- _MATERIALS PROVIDED_

"""

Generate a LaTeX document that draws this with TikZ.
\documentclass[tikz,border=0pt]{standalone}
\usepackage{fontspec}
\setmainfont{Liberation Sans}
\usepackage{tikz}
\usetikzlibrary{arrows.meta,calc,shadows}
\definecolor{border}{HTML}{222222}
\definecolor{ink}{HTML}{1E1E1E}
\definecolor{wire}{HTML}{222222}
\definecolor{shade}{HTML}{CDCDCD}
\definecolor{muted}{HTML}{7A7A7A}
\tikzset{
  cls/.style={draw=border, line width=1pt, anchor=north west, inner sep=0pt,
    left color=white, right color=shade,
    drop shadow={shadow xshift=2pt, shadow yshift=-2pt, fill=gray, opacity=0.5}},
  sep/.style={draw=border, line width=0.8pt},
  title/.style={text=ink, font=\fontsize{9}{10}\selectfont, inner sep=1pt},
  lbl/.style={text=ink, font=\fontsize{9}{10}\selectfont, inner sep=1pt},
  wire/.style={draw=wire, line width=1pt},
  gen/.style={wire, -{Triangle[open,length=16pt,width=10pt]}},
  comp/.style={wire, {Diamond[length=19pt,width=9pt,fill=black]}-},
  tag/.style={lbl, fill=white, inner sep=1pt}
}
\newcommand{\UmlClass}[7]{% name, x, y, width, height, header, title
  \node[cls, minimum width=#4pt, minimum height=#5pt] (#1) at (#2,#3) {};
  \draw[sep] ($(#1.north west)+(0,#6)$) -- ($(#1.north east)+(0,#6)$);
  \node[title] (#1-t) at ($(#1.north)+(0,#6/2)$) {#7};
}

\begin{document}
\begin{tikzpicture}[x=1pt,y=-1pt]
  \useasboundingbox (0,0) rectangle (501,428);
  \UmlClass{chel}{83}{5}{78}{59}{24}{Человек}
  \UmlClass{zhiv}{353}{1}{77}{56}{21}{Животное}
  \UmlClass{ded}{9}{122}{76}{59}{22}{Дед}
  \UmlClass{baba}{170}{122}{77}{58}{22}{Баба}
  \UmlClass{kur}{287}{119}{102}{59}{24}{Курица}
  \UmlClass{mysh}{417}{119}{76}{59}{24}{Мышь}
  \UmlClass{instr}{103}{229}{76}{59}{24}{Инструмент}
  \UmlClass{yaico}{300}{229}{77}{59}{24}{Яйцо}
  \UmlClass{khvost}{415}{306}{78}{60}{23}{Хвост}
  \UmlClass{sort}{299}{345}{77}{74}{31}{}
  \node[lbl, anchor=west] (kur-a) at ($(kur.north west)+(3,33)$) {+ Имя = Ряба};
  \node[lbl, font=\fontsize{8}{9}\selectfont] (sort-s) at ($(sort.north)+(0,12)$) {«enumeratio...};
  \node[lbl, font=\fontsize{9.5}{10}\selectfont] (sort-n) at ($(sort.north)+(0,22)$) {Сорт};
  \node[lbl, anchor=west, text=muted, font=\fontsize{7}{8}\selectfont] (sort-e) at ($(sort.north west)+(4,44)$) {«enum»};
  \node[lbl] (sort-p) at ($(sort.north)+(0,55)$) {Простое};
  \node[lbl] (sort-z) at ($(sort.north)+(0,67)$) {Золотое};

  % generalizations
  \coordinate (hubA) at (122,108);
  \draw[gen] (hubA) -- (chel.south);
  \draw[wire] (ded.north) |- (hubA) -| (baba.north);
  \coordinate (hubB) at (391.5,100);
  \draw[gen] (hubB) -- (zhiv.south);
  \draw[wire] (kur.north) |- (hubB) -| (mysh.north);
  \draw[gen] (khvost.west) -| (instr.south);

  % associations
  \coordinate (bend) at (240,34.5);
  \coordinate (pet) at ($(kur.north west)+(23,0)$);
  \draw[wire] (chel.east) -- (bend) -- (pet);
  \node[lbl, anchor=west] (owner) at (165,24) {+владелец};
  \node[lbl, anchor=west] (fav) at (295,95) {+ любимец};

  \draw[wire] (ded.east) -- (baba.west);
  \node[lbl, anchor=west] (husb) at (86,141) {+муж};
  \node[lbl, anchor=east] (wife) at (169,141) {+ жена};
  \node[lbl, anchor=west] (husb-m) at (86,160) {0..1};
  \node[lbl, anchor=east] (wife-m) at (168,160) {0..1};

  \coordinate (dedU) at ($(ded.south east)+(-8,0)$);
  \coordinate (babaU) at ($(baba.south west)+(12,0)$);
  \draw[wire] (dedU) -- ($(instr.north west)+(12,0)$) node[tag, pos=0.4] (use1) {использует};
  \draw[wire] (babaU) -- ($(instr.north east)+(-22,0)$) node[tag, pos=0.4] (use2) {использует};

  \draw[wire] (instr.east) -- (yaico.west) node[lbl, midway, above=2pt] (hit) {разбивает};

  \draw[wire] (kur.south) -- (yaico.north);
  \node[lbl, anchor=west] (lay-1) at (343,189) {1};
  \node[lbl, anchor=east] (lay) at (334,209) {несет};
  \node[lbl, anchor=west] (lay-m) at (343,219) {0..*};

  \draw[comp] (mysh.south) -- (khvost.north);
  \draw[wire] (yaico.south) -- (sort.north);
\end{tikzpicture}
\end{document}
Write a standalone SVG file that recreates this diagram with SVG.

"""

Return the whole listing exactly, with every line included.

Generate a LaTeX document that draws this with TikZ.
\documentclass[tikz,border=0pt]{standalone}
\usepackage{fontspec}
\setmainfont{Liberation Sans}
\usepackage{tikz}
\usetikzlibrary{arrows.meta,calc,shadows}
\definecolor{border}{HTML}{222222}
\definecolor{ink}{HTML}{1E1E1E}
\definecolor{wire}{HTML}{222222}
\definecolor{shade}{HTML}{CDCDCD}
\definecolor{muted}{HTML}{7A7A7A}
\tikzset{
  cls/.style={draw=border, line width=1pt, anchor=north west, inner sep=0pt,
    left color=white, right color=shade,
    drop shadow={shadow xshift=2pt, shadow yshift=-2pt, fill=gray, opacity=0.5}},
  sep/.style={draw=border, line width=0.8pt},
  title/.style={text=ink, font=\fontsize{9}{10}\selectfont, inner sep=1pt},
  lbl/.style={text=ink, font=\fontsize{9}{10}\selectfont, inner sep=1pt},
  wire/.style={draw=wire, line width=1pt},
  gen/.style={wire, -{Triangle[open,length=16pt,width=10pt]}},
  comp/.style={wire, {Diamond[length=19pt,width=9pt,fill=black]}-},
  tag/.style={lbl, fill=white, inner sep=1pt}
}
\newcommand{\UmlClass}[7]{% name, x, y, width, height, header, title
  \node[cls, minimum width=#4pt, minimum height=#5pt] (#1) at (#2,#3) {};
  \draw[sep] ($(#1.north west)+(0,#6)$) -- ($(#1.north east)+(0,#6)$);
  \node[title] (#1-t) at ($(#1.north)+(0,#6/2)$) {#7};
}

\begin{document}
\begin{tikzpicture}[x=1pt,y=-1pt]
  \useasboundingbox (0,0) rectangle (501,428);
  \UmlClass{chel}{83}{5}{78}{59}{24}{Человек}
  \UmlClass{zhiv}{353}{1}{77}{56}{21}{Животное}
  \UmlClass{ded}{9}{122}{76}{59}{22}{Дед}
  \UmlClass{baba}{170}{122}{77}{58}{22}{Баба}
  \UmlClass{kur}{287}{119}{102}{59}{24}{Курица}
  \UmlClass{mysh}{417}{119}{76}{59}{24}{Мышь}
  \UmlClass{instr}{103}{229}{76}{59}{24}{Инструмент}
  \UmlClass{yaico}{300}{229}{77}{59}{24}{Яйцо}
  \UmlClass{khvost}{415}{306}{78}{60}{23}{Хвост}
  \UmlClass{sort}{299}{345}{77}{74}{31}{}
  \node[lbl, anchor=west] (kur-a) at ($(kur.north west)+(3,33)$) {+ Имя = Ряба};
  \node[lbl, font=\fontsize{8}{9}\selectfont] (sort-s) at ($(sort.north)+(0,12)$) {«enumeratio...};
  \node[lbl, font=\fontsize{9.5}{10}\selectfont] (sort-n) at ($(sort.north)+(0,22)$) {Сорт};
  \node[lbl, anchor=west, text=muted, font=\fontsize{7}{8}\selectfont] (sort-e) at ($(sort.north west)+(4,44)$) {«enum»};
  \node[lbl] (sort-p) at ($(sort.north)+(0,55)$) {Простое};
  \node[lbl] (sort-z) at ($(sort.north)+(0,67)$) {Золотое};

  % generalizations
  \coordinate (hubA) at (122,108);
  \draw[gen] (hubA) -- (chel.south);
  \draw[wire] (ded.north) |- (hubA) -| (baba.north);
  \coordinate (hubB) at (391.5,100);
  \draw[gen] (hubB) -- (zhiv.south);
  \draw[wire] (kur.north) |- (hubB) -| (mysh.north);
  \draw[gen] (khvost.west) -| (instr.south);

  % associations
  \coordinate (bend) at (240,34.5);
  \coordinate (pet) at ($(kur.north west)+(23,0)$);
  \draw[wire] (chel.east) -- (bend) -- (pet);
  \node[lbl, anchor=west] (owner) at (165,24) {+владелец};
  \node[lbl, anchor=west] (fav) at (295,95) {+ любимец};

  \draw[wire] (ded.east) -- (baba.west);
  \node[lbl, anchor=west] (husb) at (86,141) {+муж};
  \node[lbl, anchor=east] (wife) at (169,141) {+ жена};
  \node[lbl, anchor=west] (husb-m) at (86,160) {0..1};
  \node[lbl, anchor=east] (wife-m) at (168,160) {0..1};

  \coordinate (dedU) at ($(ded.south east)+(-8,0)$);
  \coordinate (babaU) at ($(baba.south west)+(12,0)$);
  \draw[wire] (dedU) -- ($(instr.north west)+(12,0)$) node[tag, pos=0.4] (use1) {использует};
  \draw[wire] (babaU) -- ($(instr.north east)+(-22,0)$) node[tag, pos=0.4] (use2) {использует};

  \draw[wire] (instr.east) -- (yaico.west) node[lbl, midway, above=2pt] (hit) {разбивает};

  \draw[wire] (kur.south) -- (yaico.north);
  \node[lbl, anchor=west] (lay-1) at (343,189) {1};
  \node[lbl, anchor=east] (lay) at (334,209) {несет};
  \node[lbl, anchor=west] (lay-m) at (343,219) {0..*};

  \draw[comp] (mysh.south) -- (khvost.north);
  \draw[wire] (yaico.south) -- (sort.north);
\end{tikzpicture}
\end{document}
Write a standalone SVG file that recreates this diagram with SVG.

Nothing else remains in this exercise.